EXERCISE PROMPT: How many lines of these records hold the string "source"? Reply with the number alone.

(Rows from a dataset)
____

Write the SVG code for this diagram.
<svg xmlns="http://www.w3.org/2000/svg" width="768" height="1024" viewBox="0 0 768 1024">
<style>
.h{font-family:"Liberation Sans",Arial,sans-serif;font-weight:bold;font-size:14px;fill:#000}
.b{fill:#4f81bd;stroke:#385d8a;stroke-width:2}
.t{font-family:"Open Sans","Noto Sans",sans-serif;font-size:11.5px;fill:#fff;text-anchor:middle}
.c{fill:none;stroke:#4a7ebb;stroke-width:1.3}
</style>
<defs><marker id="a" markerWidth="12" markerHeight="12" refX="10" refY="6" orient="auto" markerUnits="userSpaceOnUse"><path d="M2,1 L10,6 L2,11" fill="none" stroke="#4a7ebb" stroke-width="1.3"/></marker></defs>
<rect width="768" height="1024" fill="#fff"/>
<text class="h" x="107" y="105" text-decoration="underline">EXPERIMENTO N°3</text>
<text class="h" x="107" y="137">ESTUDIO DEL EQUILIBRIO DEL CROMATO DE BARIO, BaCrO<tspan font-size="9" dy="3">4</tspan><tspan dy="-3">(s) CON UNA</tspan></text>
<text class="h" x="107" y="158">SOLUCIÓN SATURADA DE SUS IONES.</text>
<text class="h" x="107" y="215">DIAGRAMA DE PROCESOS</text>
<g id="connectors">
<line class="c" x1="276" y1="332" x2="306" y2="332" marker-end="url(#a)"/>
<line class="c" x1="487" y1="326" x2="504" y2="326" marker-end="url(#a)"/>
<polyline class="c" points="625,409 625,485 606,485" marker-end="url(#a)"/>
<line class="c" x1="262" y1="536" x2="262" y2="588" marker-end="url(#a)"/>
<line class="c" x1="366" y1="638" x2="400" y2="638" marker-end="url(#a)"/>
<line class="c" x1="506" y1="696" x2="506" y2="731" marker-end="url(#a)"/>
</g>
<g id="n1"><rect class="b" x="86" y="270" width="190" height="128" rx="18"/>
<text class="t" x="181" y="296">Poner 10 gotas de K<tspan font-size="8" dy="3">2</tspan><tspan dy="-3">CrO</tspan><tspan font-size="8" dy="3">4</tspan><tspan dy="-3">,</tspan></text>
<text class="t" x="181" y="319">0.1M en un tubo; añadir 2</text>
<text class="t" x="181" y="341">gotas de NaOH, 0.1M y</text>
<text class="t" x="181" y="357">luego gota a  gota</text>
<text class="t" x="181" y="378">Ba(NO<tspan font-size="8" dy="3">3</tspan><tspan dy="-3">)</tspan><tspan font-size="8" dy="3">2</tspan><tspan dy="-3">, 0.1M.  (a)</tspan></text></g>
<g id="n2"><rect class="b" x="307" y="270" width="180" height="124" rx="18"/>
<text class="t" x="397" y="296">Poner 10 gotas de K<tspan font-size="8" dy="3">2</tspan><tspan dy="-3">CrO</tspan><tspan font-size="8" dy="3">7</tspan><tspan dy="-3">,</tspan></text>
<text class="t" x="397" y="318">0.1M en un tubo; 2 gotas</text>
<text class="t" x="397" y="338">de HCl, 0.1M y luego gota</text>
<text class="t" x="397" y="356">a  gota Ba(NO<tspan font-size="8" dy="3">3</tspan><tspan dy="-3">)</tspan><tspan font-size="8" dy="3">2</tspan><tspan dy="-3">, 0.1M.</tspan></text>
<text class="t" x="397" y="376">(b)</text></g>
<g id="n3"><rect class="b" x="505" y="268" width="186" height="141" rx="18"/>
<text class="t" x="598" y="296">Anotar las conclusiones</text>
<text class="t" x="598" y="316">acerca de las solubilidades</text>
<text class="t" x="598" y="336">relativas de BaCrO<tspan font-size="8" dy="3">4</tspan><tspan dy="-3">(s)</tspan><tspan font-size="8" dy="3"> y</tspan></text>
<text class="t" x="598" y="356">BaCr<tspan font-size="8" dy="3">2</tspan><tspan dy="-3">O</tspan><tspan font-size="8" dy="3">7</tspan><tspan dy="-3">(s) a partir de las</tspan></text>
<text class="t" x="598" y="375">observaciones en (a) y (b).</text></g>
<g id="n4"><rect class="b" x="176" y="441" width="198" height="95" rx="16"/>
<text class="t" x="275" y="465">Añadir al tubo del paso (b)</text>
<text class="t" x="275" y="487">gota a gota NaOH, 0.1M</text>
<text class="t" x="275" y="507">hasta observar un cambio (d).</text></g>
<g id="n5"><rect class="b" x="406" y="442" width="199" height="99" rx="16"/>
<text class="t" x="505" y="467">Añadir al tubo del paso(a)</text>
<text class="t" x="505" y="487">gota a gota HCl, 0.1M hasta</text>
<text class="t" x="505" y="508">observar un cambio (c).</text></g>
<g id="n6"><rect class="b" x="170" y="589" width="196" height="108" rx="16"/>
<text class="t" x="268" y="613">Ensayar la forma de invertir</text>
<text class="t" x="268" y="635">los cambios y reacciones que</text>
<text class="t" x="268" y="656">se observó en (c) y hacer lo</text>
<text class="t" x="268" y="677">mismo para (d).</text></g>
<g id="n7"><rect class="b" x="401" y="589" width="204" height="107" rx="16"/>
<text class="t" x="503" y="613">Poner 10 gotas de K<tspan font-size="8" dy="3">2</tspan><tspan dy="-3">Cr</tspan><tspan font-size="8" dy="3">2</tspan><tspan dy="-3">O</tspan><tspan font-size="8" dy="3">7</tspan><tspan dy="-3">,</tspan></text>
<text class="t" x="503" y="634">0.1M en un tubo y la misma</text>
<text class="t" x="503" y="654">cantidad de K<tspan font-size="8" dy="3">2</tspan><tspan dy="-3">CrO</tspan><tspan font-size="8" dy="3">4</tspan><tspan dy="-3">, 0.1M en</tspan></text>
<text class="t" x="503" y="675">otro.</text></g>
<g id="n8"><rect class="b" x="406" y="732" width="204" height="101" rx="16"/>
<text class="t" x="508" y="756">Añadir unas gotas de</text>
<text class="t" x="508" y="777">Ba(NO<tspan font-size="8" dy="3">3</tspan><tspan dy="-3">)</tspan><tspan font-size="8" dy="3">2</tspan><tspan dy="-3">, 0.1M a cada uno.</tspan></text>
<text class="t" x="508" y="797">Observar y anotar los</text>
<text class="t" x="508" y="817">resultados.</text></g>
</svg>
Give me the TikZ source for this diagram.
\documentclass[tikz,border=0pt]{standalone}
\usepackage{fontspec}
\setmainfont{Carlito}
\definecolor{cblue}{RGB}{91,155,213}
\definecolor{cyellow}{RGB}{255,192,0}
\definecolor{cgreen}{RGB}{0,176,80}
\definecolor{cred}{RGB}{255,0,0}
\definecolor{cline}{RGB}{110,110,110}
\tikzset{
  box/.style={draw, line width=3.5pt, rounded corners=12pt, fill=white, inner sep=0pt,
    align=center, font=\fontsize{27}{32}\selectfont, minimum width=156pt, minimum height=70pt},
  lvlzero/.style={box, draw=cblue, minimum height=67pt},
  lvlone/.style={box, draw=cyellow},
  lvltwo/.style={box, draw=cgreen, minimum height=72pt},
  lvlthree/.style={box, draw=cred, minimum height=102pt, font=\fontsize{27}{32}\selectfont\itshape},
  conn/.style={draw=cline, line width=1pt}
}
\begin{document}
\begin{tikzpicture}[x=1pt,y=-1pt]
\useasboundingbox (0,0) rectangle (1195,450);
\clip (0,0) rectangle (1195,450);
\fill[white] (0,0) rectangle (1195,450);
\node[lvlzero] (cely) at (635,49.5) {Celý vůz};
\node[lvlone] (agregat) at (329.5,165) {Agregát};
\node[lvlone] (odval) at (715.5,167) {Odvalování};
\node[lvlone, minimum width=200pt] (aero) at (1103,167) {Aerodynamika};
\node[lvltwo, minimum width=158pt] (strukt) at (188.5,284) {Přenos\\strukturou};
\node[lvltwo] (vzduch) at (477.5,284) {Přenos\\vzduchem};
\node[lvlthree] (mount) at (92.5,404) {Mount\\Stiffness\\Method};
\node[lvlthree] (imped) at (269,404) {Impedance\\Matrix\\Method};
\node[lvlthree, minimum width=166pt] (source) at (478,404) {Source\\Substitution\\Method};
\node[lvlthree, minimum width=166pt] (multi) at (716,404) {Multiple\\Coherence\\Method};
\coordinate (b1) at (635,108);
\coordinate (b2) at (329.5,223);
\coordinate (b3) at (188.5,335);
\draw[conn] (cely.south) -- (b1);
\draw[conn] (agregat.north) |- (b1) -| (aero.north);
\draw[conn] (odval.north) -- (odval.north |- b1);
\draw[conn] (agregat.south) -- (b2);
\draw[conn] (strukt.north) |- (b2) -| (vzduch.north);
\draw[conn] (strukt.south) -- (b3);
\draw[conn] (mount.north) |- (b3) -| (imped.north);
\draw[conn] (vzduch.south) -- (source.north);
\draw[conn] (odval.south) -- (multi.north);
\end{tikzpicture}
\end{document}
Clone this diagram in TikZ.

____

THE OUTPUT: 3